=== Exercise ===
Copy out each line of the listing that has the word "this" in it.

=== Dataset content ===
========

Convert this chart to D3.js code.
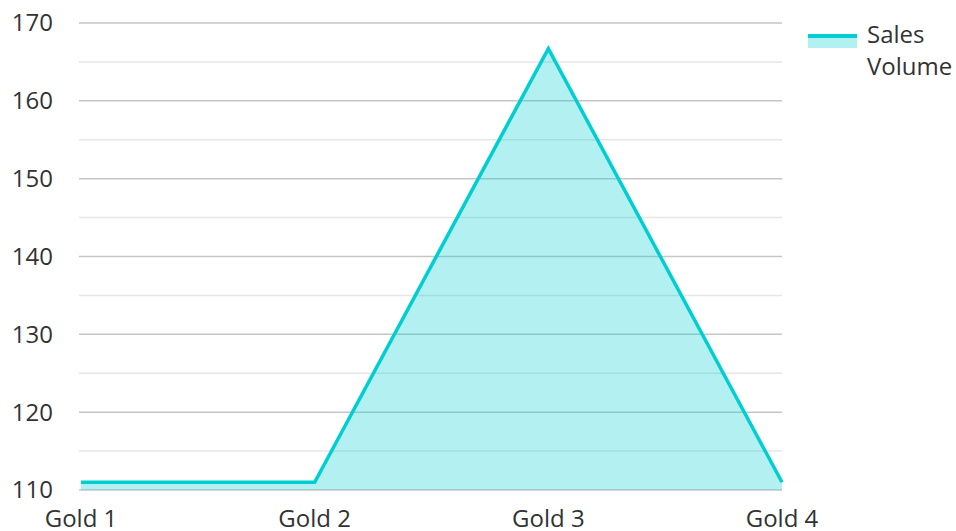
<!DOCTYPE html>
<html>
<head>
<meta charset="utf-8">
<script src="https://cdn.jsdelivr.net/npm/d3@7"></script>
<style>
  body { margin: 0; background: #fff; }
  text { font-family: "Open Sans", sans-serif; fill: #333; }
</style>
</head>
<body>
<script>
// chart data
var categories = ["Gold 1", "Gold 2", "Gold 3", "Gold 4"];
var salesVolume = [111, 111, 166.7, 111];
var yTicks = [110, 120, 130, 140, 150, 160, 170];
var seriesName = ["Sales", "Volume"];

var w = 956, h = 531;
var lineColor = "#00CED1";

var svg = d3.select("body").append("svg")
    .attr("width", w)
    .attr("height", h);

// scales
var x = d3.scalePoint()
    .domain(categories)
    .range([81, 782]);

var y = d3.scaleLinear()
    .domain([110, 170])
    .range([490, 23]);

// minor grid lines (half steps)
var minor = d3.range(115, 170, 10);
svg.selectAll(".minor")
    .data(minor)
    .enter()
    .append("line")
    .attr("class", "minor")
    .attr("x1", 79).attr("x2", 782)
    .attr("y1", function(d){ return y(d); })
    .attr("y2", function(d){ return y(d); })
    .style("stroke", "#e6e6e6")
    .style("stroke-width", 1.5);

// major grid lines
svg.selectAll(".major")
    .data(yTicks)
    .enter()
    .append("line")
    .attr("class", "major")
    .attr("x1", 79).attr("x2", 782)
    .attr("y1", function(d){ return y(d); })
    .attr("y2", function(d){ return y(d); })
    .style("stroke", "#c6c6c6")
    .style("stroke-width", 1.5);

// y tick labels
svg.selectAll(".ylab")
    .data(yTicks)
    .enter()
    .append("text")
    .attr("class", "ylab")
    .attr("x", 53)
    .attr("y", function(d){ return y(d); })
    .attr("dy", "0.35em")
    .attr("text-anchor", "end")
    .style("font-size", "24px")
    .text(function(d){ return d; });

// x tick labels
svg.selectAll(".xlab")
    .data(categories)
    .enter()
    .append("text")
    .attr("class", "xlab")
    .attr("x", function(d){ return x(d); })
    .attr("y", 527)
    .attr("text-anchor", "middle")
    .style("font-size", "24px")
    .text(function(d){ return d; });

// area + line
var pts = categories.map(function(c, i){ return [c, salesVolume[i]]; });

var area = d3.area()
    .x(function(d){ return x(d[0]); })
    .y0(y(110))
    .y1(function(d){ return y(d[1]); });

var line = d3.line()
    .x(function(d){ return x(d[0]); })
    .y(function(d){ return y(d[1]); });

svg.append("path")
    .datum(pts)
    .attr("d", area)
    .style("fill", lineColor)
    .style("fill-opacity", 0.3);

svg.append("path")
    .datum(pts)
    .attr("d", line)
    .style("fill", "none")
    .style("stroke", lineColor)
    .style("stroke-width", 3.5)
    .style("stroke-linejoin", "miter");

// legend
var legend = svg.append("g").attr("transform", "translate(808,35)");
legend.append("rect")
    .attr("x", 0).attr("y", 0)
    .attr("width", 49).attr("height", 13)
    .style("fill", lineColor)
    .style("fill-opacity", 0.3);
legend.append("line")
    .attr("x1", 0).attr("x2", 49)
    .attr("y1", 1).attr("y2", 1)
    .style("stroke", lineColor)
    .style("stroke-width", 4);
legend.append("text")
    .attr("x", 59)
    .attr("y", 8)
    .style("font-size", "24px")
    .selectAll("tspan")
    .data(seriesName)
    .enter()
    .append("tspan")
    .attr("x", 59)
    .attr("dy", function(d, i){ return i ? 32 : 0; })
    .text(function(d){ return d; });
</script>
</body>
</html>
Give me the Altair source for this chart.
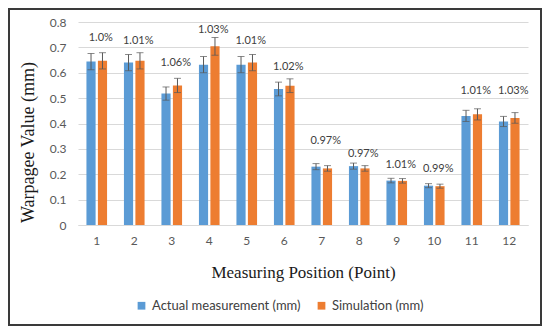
import altair as alt
import pandas as pd

points = [str(i) for i in range(1, 13)]
series_names = ["Actual measurement (mm)", "Simulation (mm)"]
actual = [0.644, 0.640, 0.518, 0.632, 0.632, 0.536, 0.230, 0.232, 0.175, 0.155, 0.430, 0.408]
simulation = [0.647, 0.647, 0.550, 0.704, 0.640, 0.549, 0.223, 0.223, 0.174, 0.153, 0.436, 0.422]
actual_err = [0.032, 0.032, 0.026, 0.032, 0.032, 0.027, 0.012, 0.012, 0.009, 0.008, 0.022, 0.020]
sim_err = [0.032, 0.032, 0.028, 0.035, 0.032, 0.027, 0.011, 0.011, 0.009, 0.008, 0.022, 0.021]
pct_labels = ["1.0%", "1.01%", "1.06%", "1.03%", "1.01%", "1.02%", "0.97%", "0.97%", "1.01%", "0.99%", "1.01%", "1.03%"]
pct_label_y = [0.736, 0.725, 0.638, 0.770, 0.727, 0.622, 0.332, 0.278, 0.236, 0.220, 0.527, 0.527]
y_ticks = [0, 0.1, 0.2, 0.3, 0.4, 0.5, 0.6, 0.7, 0.8]

rows = []
for name, vals, errs in [(series_names[0], actual, actual_err), (series_names[1], simulation, sim_err)]:
    for p, v, e in zip(points, vals, errs):
        rows.append({"point": p, "series": name, "value": v, "lo": v - e, "hi": v + e})
df = pd.DataFrame(rows)
lab = pd.DataFrame({"point": points, "label": pct_labels, "ly": pct_label_y})

W, H = 450, 203
BLUE, ORANGE = "#5B9BD5", "#ED7D31"
xscale = alt.Scale(paddingInner=0.45, paddingOuter=0.225)
yscale = alt.Scale(domain=[0, 0.8])

xaxis = alt.Axis(labelAngle=0, ticks=False, domainColor="#D9D9D9", labelColor="#595959",
                 labelFont="Lato", labelFontSize=12, labelPadding=10, grid=False,
                 title="Measuring Position (Point)", titleFont="Liberation Serif",
                 titleFontSize=17, titleFontWeight="normal", titleColor="#1a1a1a",
                 titleX=225, titleY=47, titleBaseline="middle", titleAlign="center")
yaxis = alt.Axis(values=y_ticks, labelExpr="datum.value == 0 ? '0' : format(datum.value, '.1f')",
                 labelOverlap=False, ticks=False, domain=False, grid=True,
                 gridColor="#D9D9D9", labelColor="#595959",
                 labelFont="Lato", labelFontSize=12, labelPadding=12,
                 title="Warpagee Value (mm)", titleFont="Liberation Serif", titleFontSize=18,
                 titleFontWeight="normal", titleColor="#1a1a1a", titleX=-50, titleY=120,
                 titleAngle=-90, titleBaseline="middle", titleAlign="center")

xenc = alt.X("point:N", sort=points, scale=xscale, axis=xaxis, title="Measuring Position (Point)")
xoff = alt.XOffset("series:N", sort=series_names, scale=alt.Scale(paddingInner=0.2, paddingOuter=0))


def yenc(field):
    return alt.Y(field, scale=yscale, axis=yaxis, title="Warpagee Value (mm)")


base = alt.Chart(df)
bars = base.mark_bar().encode(
    x=xenc,
    xOffset=xoff,
    y=yenc("value:Q"),
    color=alt.Color("series:N", sort=series_names,
                    scale=alt.Scale(domain=series_names, range=[BLUE, ORANGE]),
                    legend=alt.Legend(orient="none", direction="horizontal", legendX=57, legendY=277,
                                      title=None, symbolType="square", symbolSize=60,
                                      symbolStrokeWidth=0, labelFont="Lato", labelFontSize=13,
                                      labelColor="#404040", labelOffset=4, columnPadding=14)),
)
rules = base.mark_rule(color="#595959", strokeWidth=1).encode(
    x=xenc, xOffset=xoff, y=yenc("lo:Q"), y2="hi:Q")
cap_lo = base.mark_tick(color="#595959", thickness=1, size=7, orient="horizontal").encode(
    x=xenc, xOffset=xoff, y=yenc("lo:Q"))
cap_hi = base.mark_tick(color="#595959", thickness=1, size=7, orient="horizontal").encode(
    x=xenc, xOffset=xoff, y=yenc("hi:Q"))
texts = alt.Chart(lab).mark_text(font="Lato", fontSize=11, color="#404040", dx=4, baseline="middle").encode(
    x=xenc, y=yenc("ly:Q"), text="label:N")
border = alt.Chart(pd.DataFrame({"a": [0]})).mark_rect(fillOpacity=0, stroke="#3a3a3a", strokeWidth=2).encode(
    x=alt.value(-69), x2=alt.value(463), y=alt.value(-13), y2=alt.value(303))

chart = alt.layer(bars, rules, cap_lo, cap_hi, texts, border).properties(
    width=W, height=H, autosize=alt.AutoSizeParams(type="none"),
    padding={"left": 70, "top": 14, "right": 14, "bottom": 101},
).configure_view(stroke=None).configure_axis(gridWidth=1)

chart.save("out.html", embed_options={"renderer": "svg", "actions": False})
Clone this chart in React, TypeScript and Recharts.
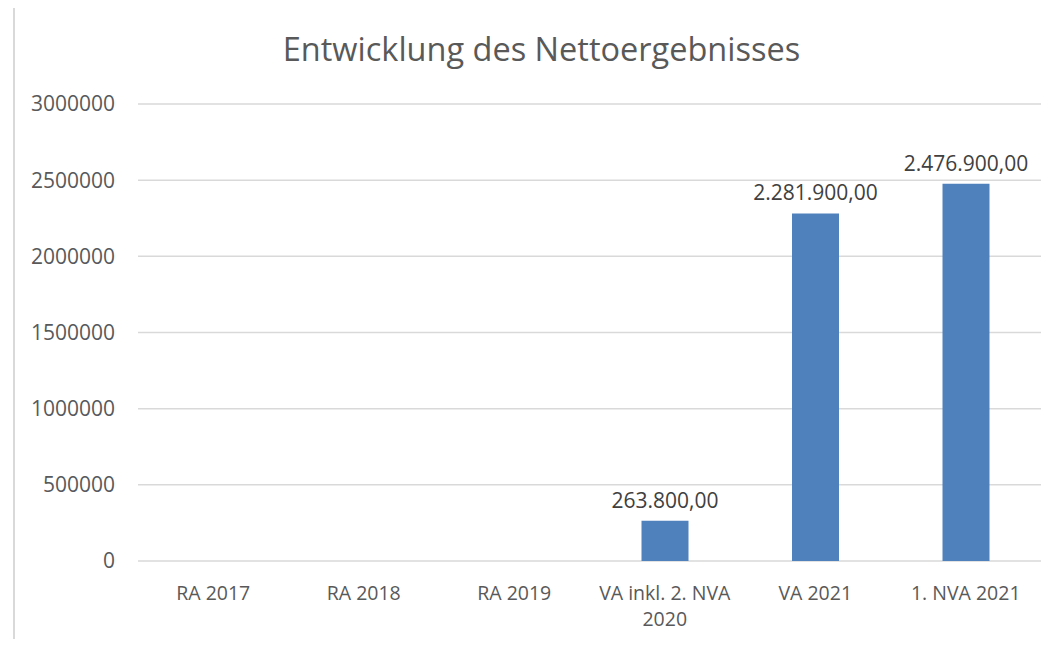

========

=== Written response ===
Convert this chart to D3.js code.
Give me the Altair source for this chart.
Clone this chart in React, TypeScript and Recharts.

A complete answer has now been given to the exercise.